Comprehensive Analysis
Envela's recent financial performance reveals a tale of two distinct stories: impressive growth and liquidity on one hand, and concerningly low profitability on the other. Revenue growth has accelerated dramatically in the first half of 2025, posting rates above 21% year-over-year in both quarters, a stark improvement from the modest 2.9% growth seen for the full year 2024. This suggests strong market demand or successful expansion efforts. Financially, the company is on very stable ground. Its balance sheet is a key strength, featuring a net cash position (more cash than debt) and a current ratio of 4.58, indicating excellent short-term liquidity and a low risk of financial distress. The company has also demonstrated a consistent ability to generate positive operating and free cash flow, converting its sales into real cash.
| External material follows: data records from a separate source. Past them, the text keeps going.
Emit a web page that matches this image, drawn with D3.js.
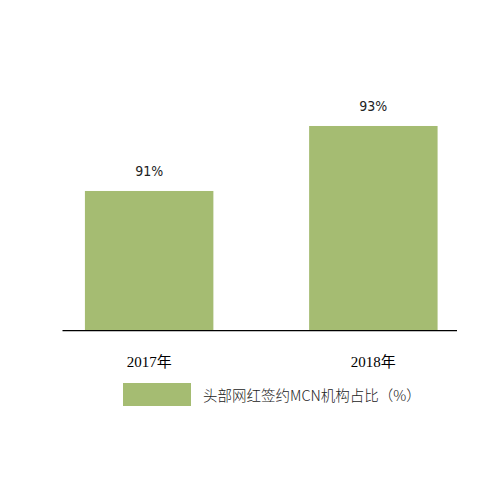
<!DOCTYPE html>
<html>
<head>
<meta charset="utf-8">
<script src="https://cdn.jsdelivr.net/npm/d3@7"></script>
<style>
  html, body { margin: 0; padding: 0; background: #fff; }
  svg { display: block; }
</style>
</head>
<body>
<svg id="chart" width="500" height="500"></svg>
<script>
// Share of top influencers signed with MCN agencies, by year
const categories = ["2017年", "2018年"];
const shareValues = [91, 93];
const valueLabels = ["91%", "93%"];
const seriesName = "头部网红签约MCN机构占比（%）";

const barColor = "#a5bc72";
const svg = d3.select("#chart");

const x = d3.scaleBand()
  .domain(categories)
  .range([62.5, 460])
  .paddingInner(0.427)
  .paddingOuter(0.1);

// Value axis starts above zero so the small difference stays visible
const y = d3.scaleLinear()
  .domain([86.7, 95])
  .range([330.7, 61]);

const rows = categories.map((c, i) => ({ cat: c, v: shareValues[i], label: valueLabels[i] }));

svg.selectAll("rect.bar")
  .data(rows)
  .join("rect")
  .attr("class", "bar")
  .attr("x", d => x(d.cat))
  .attr("y", d => y(d.v))
  .attr("width", x.bandwidth())
  .attr("height", d => y.range()[0] - y(d.v))
  .attr("fill", barColor);

// Category axis along the bottom
const xAxis = svg.append("g")
  .attr("transform", `translate(0,${y.range()[0]})`)
  .call(d3.axisBottom(x).tickSize(0).tickPadding(26));
xAxis.select(".domain").remove();
xAxis.append("line")
  .attr("x1", 62.5).attr("x2", 457)
  .attr("stroke", "#000").attr("stroke-width", 1.3);
xAxis.selectAll("text")
  .attr("font-family", "'Liberation Serif', 'Noto Sans CJK SC', serif")
  .attr("font-size", 15)
  .attr("fill", "#000");

// Value labels above each bar
svg.selectAll("text.val")
  .data(rows)
  .join("text")
  .attr("class", "val")
  .attr("x", d => x(d.cat) + x.bandwidth() / 2)
  .attr("y", d => y(d.v) - 15)
  .attr("text-anchor", "middle")
  .attr("font-family", "'Liberation Sans Narrow', 'DejaVu Sans Condensed', sans-serif")
  .attr("font-size", 14)
  .attr("fill", "#222")
  .text(d => d.label);

// Legend
const legend = svg.append("g").attr("transform", "translate(123,383)");
legend.append("rect")
  .attr("width", 68)
  .attr("height", 23)
  .attr("fill", barColor);
legend.append("text")
  .attr("x", 80)
  .attr("y", 18)
  .attr("font-family", "'Noto Sans CJK SC', sans-serif")
  .attr("font-weight", 300)
  .attr("font-size", 14.5)
  .attr("fill", "#222")
  .text(seriesName);
</script>
</body>
</html>
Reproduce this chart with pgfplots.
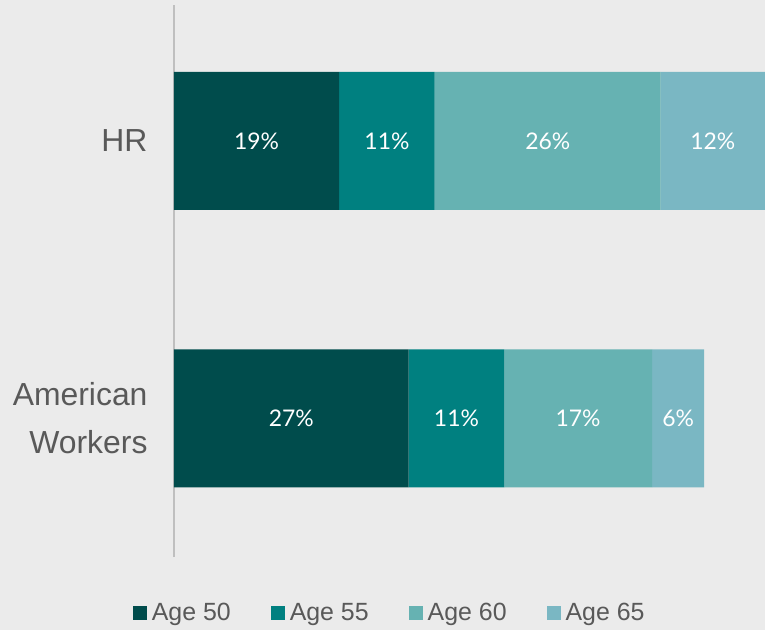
\documentclass[border=0pt]{standalone}
\usepackage{pgfplots}
\usepackage{pgfplotstable}
\pgfplotsset{compat=1.18}
\usepackage{fontspec}
\setmainfont{Liberation Sans}
\newfontfamily\lightfont{Lato}

\definecolor{bgcol}{HTML}{EBEBEB}
\definecolor{axgray}{HTML}{BFBFBF}
\definecolor{txtgray}{HTML}{595959}
\definecolor{cA}{HTML}{004C4C}
\definecolor{cB}{HTML}{008080}
\definecolor{cC}{HTML}{66B2B2}
\definecolor{cD}{HTML}{7AB7C3}

% y: 0 = American Workers, 1 = HR
\pgfplotstableread{
y v
0 27
1 19
}\agefifty
\pgfplotstableread{
y v
0 11
1 11
}\agefiftyfive
\pgfplotstableread{
y v
0 17
1 26
}\agesixty
\pgfplotstableread{
y v
0 6
1 12
}\agesixtyfive

\begin{document}
\begin{tikzpicture}
\fill[bgcol] (-174bp,-73bp) rectangle (591bp,557bp);
\useasboundingbox (-174bp,-73bp) rectangle (591bp,557bp);
\begin{axis}[
    at={(0,0)}, anchor=south west,
    scale only axis,
    width=591bp, height=552bp,
    xbar stacked,
    bar width=138bp,
    xmin=0, xmax=68,
    ymin=-0.5, ymax=1.49,
    clip=false,
    axis x line=none,
    axis y line*=left,
    y axis line style={draw=axgray, line width=1.2bp, -},
    ytick={0,1},
    yticklabels={{American\\Workers},HR},
    yticklabel style={align=right, text=txtgray, font=\fontsize{32}{48}\selectfont, xshift=-23bp},
    major tick length=0pt,
    /pgf/number format/assume math mode=true,
    point meta=explicit,
    nodes near coords={\pgfmathprintnumber{\pgfplotspointmeta}\%},
    every node near coord/.append style={anchor=center, text=white, font=\lightfont\fontsize{23}{28}\selectfont},
    legend columns=4,
    legend style={draw=none, fill=none, at={(0.365,-0.1015)}, anchor=center,
        font=\fontsize{25}{30}\selectfont, text=txtgray,
        /tikz/every even column/.append style={column sep=38bp}},
    legend image code/.code={\draw[#1,draw=none] (0bp,-7bp) rectangle (14bp,7bp); \path (17bp,0bp);},
]
\addplot[fill=cA, draw=none] table[x=v, y=y, meta=v] {\agefifty};
\addlegendentry{Age 50}
\addplot[fill=cB, draw=none] table[x=v, y=y, meta=v] {\agefiftyfive};
\addlegendentry{Age 55}
\addplot[fill=cC, draw=none] table[x=v, y=y, meta=v] {\agesixty};
\addlegendentry{Age 60}
\addplot[fill=cD, draw=none] table[x=v, y=y, meta=v] {\agesixtyfive};
\addlegendentry{Age 65}
\end{axis}
\end{tikzpicture}
\end{document}
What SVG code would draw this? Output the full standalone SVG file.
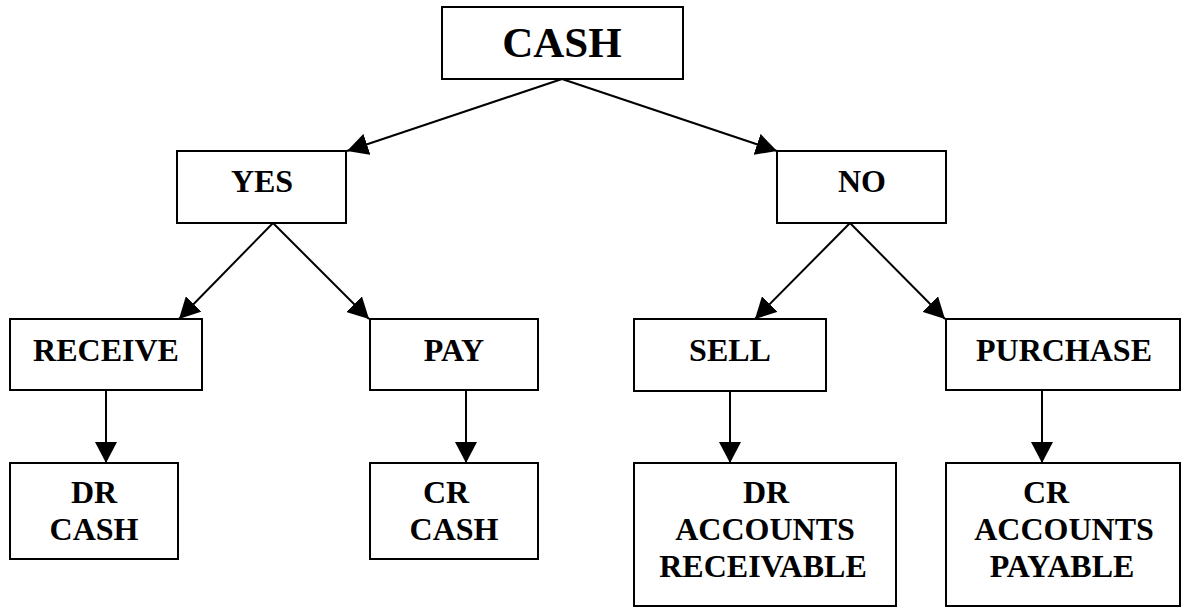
<svg xmlns="http://www.w3.org/2000/svg" width="1184" height="607" viewBox="0 0 1184 607">
  <style>
    .box { fill: #ffffff; stroke: #000000; stroke-width: 2; }
    .lbl { font-family: "Liberation Serif", "Times New Roman", serif; font-weight: bold; font-size: 32px; fill: #000000; text-anchor: middle; }
    .big { font-size: 43px; }
    .conn { stroke: #000000; stroke-width: 2; fill: none; marker-end: url(#arrow); }
  </style>
  <defs>
    <marker id="arrow" markerUnits="userSpaceOnUse" markerWidth="21" markerHeight="22" refX="21" refY="11" orient="auto">
      <path d="M0,0 L21,11 L0,22 Z" fill="#000000"/>
    </marker>
  </defs>
  <rect width="1184" height="607" fill="#ffffff"/>

  <g id="connectors">
    <line class="conn" x1="562" y1="79" x2="347" y2="151"/>
    <line class="conn" x1="562" y1="79" x2="777" y2="151"/>
    <line class="conn" x1="273" y1="223" x2="179" y2="319"/>
    <line class="conn" x1="273" y1="223" x2="369" y2="319"/>
    <line class="conn" x1="850" y1="223" x2="755" y2="319"/>
    <line class="conn" x1="850" y1="223" x2="945" y2="319"/>
    <line class="conn" x1="106" y1="390" x2="106" y2="463"/>
    <line class="conn" x1="466" y1="390" x2="466" y2="463"/>
    <line class="conn" x1="730" y1="391" x2="730" y2="463"/>
    <line class="conn" x1="1042" y1="390" x2="1042" y2="463"/>
  </g>

  <g id="cash">
    <rect class="box" x="442" y="7" width="241" height="72"/>
    <text class="lbl big" x="562" y="57">CASH</text>
  </g>
  <g id="yes">
    <rect class="box" x="177" y="151" width="169" height="72"/>
    <text class="lbl" x="262" y="192">YES</text>
  </g>
  <g id="no">
    <rect class="box" x="777" y="151" width="169" height="72"/>
    <text class="lbl" x="862" y="192">NO</text>
  </g>
  <g id="receive">
    <rect class="box" x="10" y="319" width="192" height="71"/>
    <text class="lbl" x="106" y="361">RECEIVE</text>
  </g>
  <g id="pay">
    <rect class="box" x="370" y="319" width="168" height="71"/>
    <text class="lbl" x="454" y="361">PAY</text>
  </g>
  <g id="sell">
    <rect class="box" x="634" y="319" width="192" height="72"/>
    <text class="lbl" x="730" y="361">SELL</text>
  </g>
  <g id="purchase">
    <rect class="box" x="946" y="319" width="234" height="71"/>
    <text class="lbl" x="1064" y="361">PURCHASE</text>
  </g>
  <g id="dr-cash">
    <rect class="box" x="10" y="463" width="168" height="96"/>
    <text class="lbl" x="94" y="503">DR</text>
    <text class="lbl" x="94" y="540">CASH</text>
  </g>
  <g id="cr-cash">
    <rect class="box" x="370" y="463" width="168" height="96"/>
    <text class="lbl" x="446" y="503">CR</text>
    <text class="lbl" x="454" y="540">CASH</text>
  </g>
  <g id="dr-accounts-receivable">
    <rect class="box" x="634" y="463" width="262" height="143"/>
    <text class="lbl" x="766" y="503">DR</text>
    <text class="lbl" x="765" y="540">ACCOUNTS</text>
    <text class="lbl" x="763" y="577">RECEIVABLE</text>
  </g>
  <g id="cr-accounts-payable">
    <rect class="box" x="946" y="463" width="234" height="143"/>
    <text class="lbl" x="1046" y="503">CR</text>
    <text class="lbl" x="1064" y="540">ACCOUNTS</text>
    <text class="lbl" x="1062" y="577">PAYABLE</text>
  </g>
</svg>
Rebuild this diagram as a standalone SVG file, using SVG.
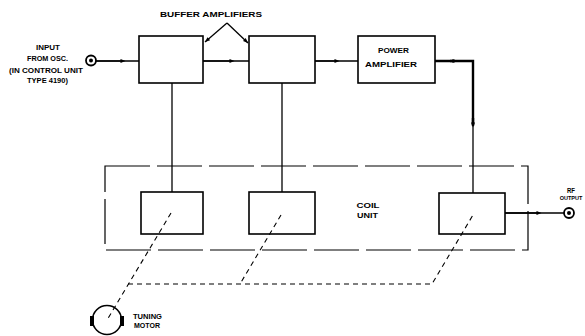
<svg xmlns="http://www.w3.org/2000/svg" width="585" height="336" viewBox="0 0 585 336">
<defs>
<style>
.box{fill:#fff;stroke:#000;stroke-width:1.6}
.ln{fill:none;stroke:#000;stroke-width:1.3}
.thick{fill:none;stroke:#000;stroke-width:2.4}
.dash{fill:none;stroke:#000;stroke-width:1.1;stroke-dasharray:5,4}
.frame{fill:none;stroke:#000;stroke-width:1.2;stroke-dasharray:45,7}
text{font-family:"Liberation Sans",Arial,sans-serif;font-weight:bold;fill:#000;text-anchor:middle}
.s7{font-size:7px}
.s8{font-size:8px}
.s55{font-size:5.5px}
</style>
<marker id="ah" viewBox="0 0 10 10" refX="5" refY="5" markerWidth="7" markerHeight="5" orient="auto" markerUnits="userSpaceOnUse">
<path d="M0,1 L10,5 L0,9 z" fill="#000"/>
</marker>
<marker id="tip" viewBox="0 0 10 10" refX="10" refY="5" markerWidth="7" markerHeight="5" orient="auto" markerUnits="userSpaceOnUse">
<path d="M0,1 L10,5 L0,9 z" fill="#000"/>
</marker>
</defs>
<rect width="585" height="336" fill="#fff"/>

<g id="coil-unit-frame">
<rect class="frame" x="105" y="166" width="423" height="84"/>
</g>

<g id="buffer-amp-1"><rect class="box" x="139" y="36" width="64" height="47"/></g>
<g id="buffer-amp-2"><rect class="box" x="249" y="36" width="66" height="47"/></g>
<g id="power-amp">
<rect class="box" x="358" y="36" width="77" height="47"/>
<text class="s8" x="393.5" y="53" textLength="31" lengthAdjust="spacingAndGlyphs">POWER</text>
<text class="s8" x="391" y="67" textLength="52" lengthAdjust="spacingAndGlyphs">AMPLIFIER</text>
</g>
<g id="coil-1"><rect class="box" x="141" y="192" width="62" height="42"/></g>
<g id="coil-2"><rect class="box" x="249" y="192" width="66" height="42"/></g>
<g id="coil-3"><rect class="box" x="439" y="193" width="66" height="41"/></g>

<g id="connectors">
<line class="ln" x1="96" y1="61" x2="139" y2="61"/>
<line class="ln" x1="96" y1="61" x2="123" y2="61" marker-end="url(#ah)"/>
<line class="ln" x1="203" y1="61" x2="249" y2="61"/>
<line class="ln" x1="203" y1="61" x2="232" y2="61" marker-end="url(#ah)"/>
<line class="ln" x1="315" y1="61" x2="358" y2="61"/>
<line class="ln" x1="315" y1="61" x2="337" y2="61" marker-end="url(#ah)"/>
<polyline class="thick" points="435,61 473,61 473,126"/>
<line class="thick" x1="450" y1="61" x2="455" y2="61" marker-end="url(#ah)"/>
<line class="thick" x1="473" y1="118" x2="473" y2="125" marker-end="url(#ah)"/>
<line class="ln" x1="473" y1="126" x2="473" y2="193"/>
<line class="ln" x1="172" y1="83" x2="172" y2="192"/>
<line class="ln" x1="282" y1="83" x2="282" y2="192"/>
<line class="ln" x1="505" y1="213" x2="564" y2="213"/>
<line class="ln" x1="505" y1="213" x2="539" y2="213" marker-end="url(#ah)"/>
<line class="ln" x1="227" y1="23" x2="205" y2="42" marker-end="url(#tip)"/>
<line class="ln" x1="227" y1="23" x2="248" y2="43" marker-end="url(#tip)"/>
<path class="dash" d="M171,213 L107,320"/>
<path class="dash" d="M128,284 L432,284 L473,215"/>
<path class="dash" d="M281,215 L240,284"/>
</g>

<g id="input">
<circle cx="91" cy="60.5" r="5" fill="#fff" stroke="#000" stroke-width="1.8"/>
<circle cx="91" cy="60.5" r="2" fill="#000"/>
<text class="s7" x="48" y="49.5" textLength="24" lengthAdjust="spacingAndGlyphs">INPUT</text>
<text class="s7" x="47.5" y="61" textLength="41" lengthAdjust="spacingAndGlyphs">FROM OSC.</text>
<text class="s7" x="46" y="73" textLength="74" lengthAdjust="spacingAndGlyphs">(IN CONTROL UNIT</text>
<text class="s7" x="47.5" y="83" textLength="41" lengthAdjust="spacingAndGlyphs">TYPE 4190)</text>
</g>

<g id="rf-output">
<circle cx="569" cy="213" r="5" fill="#fff" stroke="#000" stroke-width="1.8"/>
<circle cx="569" cy="213" r="2" fill="#000"/>
<text class="s7" x="571" y="192.5" textLength="8" lengthAdjust="spacingAndGlyphs">RF</text>
<text class="s55" x="571" y="200">OUTPUT</text>
</g>

<g id="tuning-motor">
<circle cx="107" cy="320" r="14.5" fill="none" stroke="#000" stroke-width="1.6"/>
<rect x="90" y="316" width="4" height="10" fill="#000"/>
<rect x="120" y="316" width="4" height="10" fill="#000"/>
<text class="s7" x="147.5" y="318.5" textLength="29" lengthAdjust="spacingAndGlyphs">TUNING</text>
<text class="s7" x="147" y="328" textLength="26" lengthAdjust="spacingAndGlyphs">MOTOR</text>
</g>

<g id="labels">
<text class="s8" x="211" y="17" textLength="102" lengthAdjust="spacingAndGlyphs">BUFFER AMPLIFIERS</text>
<text class="s8" x="368" y="207.5" textLength="23" lengthAdjust="spacingAndGlyphs">COIL</text>
<text class="s8" x="367.5" y="218" textLength="21" lengthAdjust="spacingAndGlyphs">UNIT</text>
</g>
</svg>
However, the primary red flag lies in the company's margin structure. Gross margins of 22.57% in the latest quarter are substantially weaker than what is typical for digital-first fashion retailers, who often command margins of 40% or higher. This suggests Envela may operate a different business model, perhaps focused on resale or wholesale, or that it lacks significant pricing power and relies on promotions to drive its impressive revenue growth. This weakness trickles down to the operating margin, which at 5.93% is at the low end of the industry benchmark, limiting the company's ability to reinvest profits aggressively into brand-building or technology.
The company's leverage is very low, with a Debt-to-EBITDA ratio of 1.15x, which is well within a safe range and provides financial flexibility. It is not burdened by significant interest payments, allowing profits to flow to the bottom line. Overall, Envela's financial foundation appears stable and resilient, thanks to its strong balance sheet and positive cash generation. The most critical question for investors is whether the company can improve its margin profile as it scales. Without margin expansion, the impressive revenue growth may not translate into meaningful long-term shareholder value.